→ What this task involves
Without the pictures, copy the entries below word for word.

** BEGIN Task material **

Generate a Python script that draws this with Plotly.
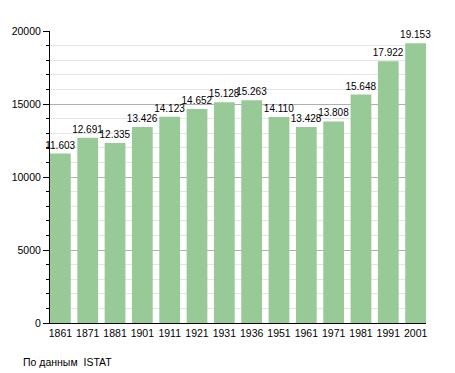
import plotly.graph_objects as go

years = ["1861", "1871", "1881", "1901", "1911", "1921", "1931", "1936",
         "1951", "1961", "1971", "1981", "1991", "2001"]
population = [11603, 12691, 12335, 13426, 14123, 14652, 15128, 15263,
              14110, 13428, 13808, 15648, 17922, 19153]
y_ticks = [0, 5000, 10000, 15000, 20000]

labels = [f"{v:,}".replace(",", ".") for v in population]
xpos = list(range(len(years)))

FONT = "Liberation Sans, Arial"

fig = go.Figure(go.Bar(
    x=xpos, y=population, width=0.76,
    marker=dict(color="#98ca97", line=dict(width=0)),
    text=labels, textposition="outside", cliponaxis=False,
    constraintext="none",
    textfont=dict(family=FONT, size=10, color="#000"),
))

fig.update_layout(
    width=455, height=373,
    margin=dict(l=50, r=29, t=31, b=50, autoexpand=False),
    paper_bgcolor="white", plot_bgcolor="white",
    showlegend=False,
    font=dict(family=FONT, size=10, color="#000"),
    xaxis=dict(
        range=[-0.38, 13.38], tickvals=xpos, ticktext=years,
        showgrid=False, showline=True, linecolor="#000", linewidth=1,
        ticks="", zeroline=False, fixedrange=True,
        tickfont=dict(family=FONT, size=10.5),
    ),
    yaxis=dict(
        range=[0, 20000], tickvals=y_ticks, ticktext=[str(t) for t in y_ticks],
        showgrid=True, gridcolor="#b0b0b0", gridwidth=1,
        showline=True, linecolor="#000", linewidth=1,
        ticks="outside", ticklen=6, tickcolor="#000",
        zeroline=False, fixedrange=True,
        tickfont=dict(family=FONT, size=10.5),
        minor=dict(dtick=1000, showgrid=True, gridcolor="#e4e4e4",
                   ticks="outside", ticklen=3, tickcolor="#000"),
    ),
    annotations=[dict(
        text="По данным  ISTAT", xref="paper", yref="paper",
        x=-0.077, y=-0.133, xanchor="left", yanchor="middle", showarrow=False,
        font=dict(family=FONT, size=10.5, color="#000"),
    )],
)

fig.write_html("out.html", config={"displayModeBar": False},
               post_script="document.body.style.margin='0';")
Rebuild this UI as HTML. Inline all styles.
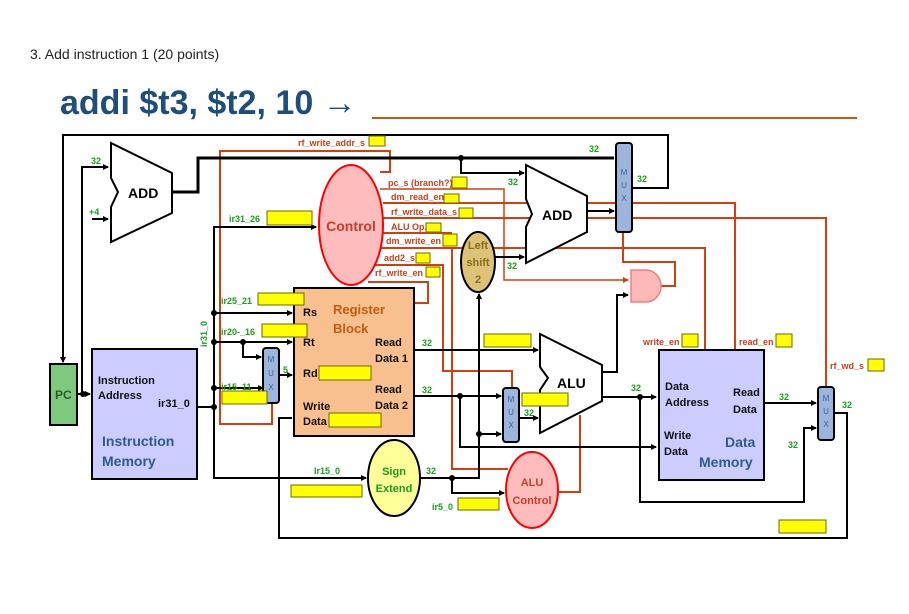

** END Task material **

→ Solution to the exercise
Generate a Python script that draws this with Plotly.
import plotly.graph_objects as go

years = ["1861", "1871", "1881", "1901", "1911", "1921", "1931", "1936",
         "1951", "1961", "1971", "1981", "1991", "2001"]
population = [11603, 12691, 12335, 13426, 14123, 14652, 15128, 15263,
              14110, 13428, 13808, 15648, 17922, 19153]
y_ticks = [0, 5000, 10000, 15000, 20000]

labels = [f"{v:,}".replace(",", ".") for v in population]
xpos = list(range(len(years)))

FONT = "Liberation Sans, Arial"

fig = go.Figure(go.Bar(
    x=xpos, y=population, width=0.76,
    marker=dict(color="#98ca97", line=dict(width=0)),
    text=labels, textposition="outside", cliponaxis=False,
    constraintext="none",
    textfont=dict(family=FONT, size=10, color="#000"),
))

fig.update_layout(
    width=455, height=373,
    margin=dict(l=50, r=29, t=31, b=50, autoexpand=False),
    paper_bgcolor="white", plot_bgcolor="white",
    showlegend=False,
    font=dict(family=FONT, size=10, color="#000"),
    xaxis=dict(
        range=[-0.38, 13.38], tickvals=xpos, ticktext=years,
        showgrid=False, showline=True, linecolor="#000", linewidth=1,
        ticks="", zeroline=False, fixedrange=True,
        tickfont=dict(family=FONT, size=10.5),
    ),
    yaxis=dict(
        range=[0, 20000], tickvals=y_ticks, ticktext=[str(t) for t in y_ticks],
        showgrid=True, gridcolor="#b0b0b0", gridwidth=1,
        showline=True, linecolor="#000", linewidth=1,
        ticks="outside", ticklen=6, tickcolor="#000",
        zeroline=False, fixedrange=True,
        tickfont=dict(family=FONT, size=10.5),
        minor=dict(dtick=1000, showgrid=True, gridcolor="#e4e4e4",
                   ticks="outside", ticklen=3, tickcolor="#000"),
    ),
    annotations=[dict(
        text="По данным  ISTAT", xref="paper", yref="paper",
        x=-0.077, y=-0.133, xanchor="left", yanchor="middle", showarrow=False,
        font=dict(family=FONT, size=10.5, color="#000"),
    )],
)

fig.write_html("out.html", config={"displayModeBar": False},
               post_script="document.body.style.margin='0';")
Rebuild this UI as HTML. Inline all styles.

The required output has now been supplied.